Now, as you can guess, I have several problems with this statement. First is the assumption by Luby that readers don’t already know there is a convenience to e-books. Yes, it is easier to simply download a book either directly from browsing the appropriate e-book store on your tablet or smartphone or by looking at their online store via computer and downloading that way. However, the counterpoint to this is that it isn’t really that much more convenient when you are limited to what store you can shop at because of the e-book reader or software you have. If you have a Kindle, you are pretty much limited to Amazon (or sites that sell MOBI files). If you have a Nook, you are limited to those sites that sell EPUB files. Oh, and you can only have that file on so many devices at the same time. And you can’t resell it. Or loan it, unless it is one of a very few marked as loanable by the publisher and, if it is, you can’t read it at the same time your friend is reading it.
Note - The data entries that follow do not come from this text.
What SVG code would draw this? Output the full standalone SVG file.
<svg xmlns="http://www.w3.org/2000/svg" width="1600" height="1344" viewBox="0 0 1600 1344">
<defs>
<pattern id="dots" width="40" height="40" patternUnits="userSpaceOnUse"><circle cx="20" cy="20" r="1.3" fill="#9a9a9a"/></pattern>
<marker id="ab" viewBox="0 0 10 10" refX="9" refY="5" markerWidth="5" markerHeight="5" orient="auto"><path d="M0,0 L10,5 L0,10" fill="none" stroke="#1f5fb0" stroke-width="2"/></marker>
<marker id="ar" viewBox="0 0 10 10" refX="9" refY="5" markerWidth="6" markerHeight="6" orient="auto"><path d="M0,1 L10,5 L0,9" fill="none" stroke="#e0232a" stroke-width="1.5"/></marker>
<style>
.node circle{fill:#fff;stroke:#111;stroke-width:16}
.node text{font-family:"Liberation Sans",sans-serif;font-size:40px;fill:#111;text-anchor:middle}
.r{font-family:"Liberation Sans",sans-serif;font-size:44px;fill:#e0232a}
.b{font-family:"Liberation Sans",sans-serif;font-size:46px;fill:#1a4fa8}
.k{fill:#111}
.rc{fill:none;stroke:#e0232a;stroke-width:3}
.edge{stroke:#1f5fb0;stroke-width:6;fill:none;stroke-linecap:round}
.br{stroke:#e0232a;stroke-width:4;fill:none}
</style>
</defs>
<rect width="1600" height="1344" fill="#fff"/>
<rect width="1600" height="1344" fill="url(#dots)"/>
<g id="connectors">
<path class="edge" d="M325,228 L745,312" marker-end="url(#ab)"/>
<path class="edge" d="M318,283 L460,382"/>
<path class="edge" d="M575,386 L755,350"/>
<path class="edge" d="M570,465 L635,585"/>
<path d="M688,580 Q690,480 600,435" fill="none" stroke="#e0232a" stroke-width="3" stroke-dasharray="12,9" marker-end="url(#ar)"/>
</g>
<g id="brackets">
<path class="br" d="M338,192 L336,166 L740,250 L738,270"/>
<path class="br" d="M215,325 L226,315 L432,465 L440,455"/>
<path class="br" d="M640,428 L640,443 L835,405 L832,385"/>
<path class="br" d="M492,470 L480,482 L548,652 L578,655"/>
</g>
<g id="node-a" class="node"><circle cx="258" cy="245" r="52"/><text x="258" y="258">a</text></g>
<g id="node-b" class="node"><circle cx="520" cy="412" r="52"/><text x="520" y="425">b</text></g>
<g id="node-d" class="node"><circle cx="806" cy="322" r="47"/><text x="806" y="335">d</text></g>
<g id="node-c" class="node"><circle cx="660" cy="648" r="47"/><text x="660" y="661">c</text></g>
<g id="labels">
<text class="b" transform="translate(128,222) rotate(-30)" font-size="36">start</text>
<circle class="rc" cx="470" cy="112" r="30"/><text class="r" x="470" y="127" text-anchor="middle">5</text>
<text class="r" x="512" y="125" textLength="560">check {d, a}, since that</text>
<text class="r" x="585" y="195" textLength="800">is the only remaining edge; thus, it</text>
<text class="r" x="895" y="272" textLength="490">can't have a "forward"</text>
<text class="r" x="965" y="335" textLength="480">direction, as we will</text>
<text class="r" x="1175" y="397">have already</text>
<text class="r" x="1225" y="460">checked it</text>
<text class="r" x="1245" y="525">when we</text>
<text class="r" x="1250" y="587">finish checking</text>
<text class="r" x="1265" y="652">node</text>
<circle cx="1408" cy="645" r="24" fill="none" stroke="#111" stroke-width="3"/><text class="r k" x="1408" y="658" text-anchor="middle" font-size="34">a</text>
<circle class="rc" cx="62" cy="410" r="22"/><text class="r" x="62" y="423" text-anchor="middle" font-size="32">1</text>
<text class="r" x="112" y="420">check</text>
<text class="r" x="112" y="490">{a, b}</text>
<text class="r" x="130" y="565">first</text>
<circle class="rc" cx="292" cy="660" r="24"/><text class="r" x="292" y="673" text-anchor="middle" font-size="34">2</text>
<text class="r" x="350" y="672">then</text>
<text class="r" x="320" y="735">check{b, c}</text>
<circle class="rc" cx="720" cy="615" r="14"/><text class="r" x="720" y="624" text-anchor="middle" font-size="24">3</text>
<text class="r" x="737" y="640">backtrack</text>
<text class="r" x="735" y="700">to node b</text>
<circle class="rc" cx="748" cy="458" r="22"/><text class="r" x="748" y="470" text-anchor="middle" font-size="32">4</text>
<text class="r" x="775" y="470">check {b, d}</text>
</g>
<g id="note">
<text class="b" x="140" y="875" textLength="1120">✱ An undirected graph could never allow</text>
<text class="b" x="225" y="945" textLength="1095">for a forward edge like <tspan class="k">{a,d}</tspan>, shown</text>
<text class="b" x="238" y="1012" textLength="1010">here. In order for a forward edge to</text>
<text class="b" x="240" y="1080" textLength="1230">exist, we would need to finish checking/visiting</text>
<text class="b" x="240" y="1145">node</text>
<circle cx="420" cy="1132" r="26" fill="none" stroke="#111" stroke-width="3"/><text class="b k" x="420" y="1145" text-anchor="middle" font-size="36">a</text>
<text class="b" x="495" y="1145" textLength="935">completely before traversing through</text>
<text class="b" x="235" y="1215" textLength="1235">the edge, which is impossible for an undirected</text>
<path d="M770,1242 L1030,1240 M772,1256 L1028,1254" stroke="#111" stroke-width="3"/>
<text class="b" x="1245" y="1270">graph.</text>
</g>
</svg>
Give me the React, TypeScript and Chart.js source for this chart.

And for this we are supposed to pay more, much more, than we would for a print book.

This reminds me of how the head of MacMillan — I think that’s who it was — back at the start of the agency pricing debate tried telling everyone that publishers had double charges on editing, cover design and layout, among others, when it comes to e-books and print books. He was double-dipping in his explanation of what a book costs a publisher and it made me, and a lot of others, wonder if they weren’t double charging their authors on expenses as a result. Now along comes Luby telling us that we should pay much more for a “book” we don’t “own” simply because it exists in digital format instead of print.

In other words, he has put out a plan that aims to curtail, if not kill, the e-book market. The only good side to his plan, should the major publishers put it into effect, is that it would create yet another spike of sales for indie and small press e-books because economics would mean people would try the lower priced books instead of paying double digits, perhaps high double digits, for a single legacy published e-book.

Instead of worrying about how to raise the price of e-books because they are so much more convenient, publishers — and this so-called pricing expert — ought to be looking at why print books aren’t selling in the numbers they once did. Yes, e-books are part of the reason but they are only a part of the reason. Another part is the high price of print books, especially hard covers. Gone are the days when avid readers who were comfortably middle class could go into a bookstore and buy half a dozen or so hard covers at a time. Now readers collect only a small number of hard covers compared to what they once did. As for soft covers, the prices for them have gone up as well. At the same time, quality of the product has gone down. That is especially apparent with the goat-gagger books that are so thick the spine breaks and pages start falling out, often before you have finished reading the book for the first time. If the product was of high quality, more people would be willing to pay the price for it. They still wouldn’t spend as much as they once did because most folks don’t have as much disposable income as they did. But they would still be buying books.

But to say an e-book should cost considerably more than a print book because it is more convenient is ludicrous. It is especially so when the publisher refuses to admit that a reader buys the book instead of just licensing the right to read the book. As for Luby, well, he needs to quit drinking the kool-aid and realize that the reading public isn’t quite as naive — or foolish — as he seems to think it is. As for the publishers and bean counters still doing their song and dance of joy over what he had to say, they need to adapt t changing times and demands or be left behind. As the song says, “the times, they are a-changing.”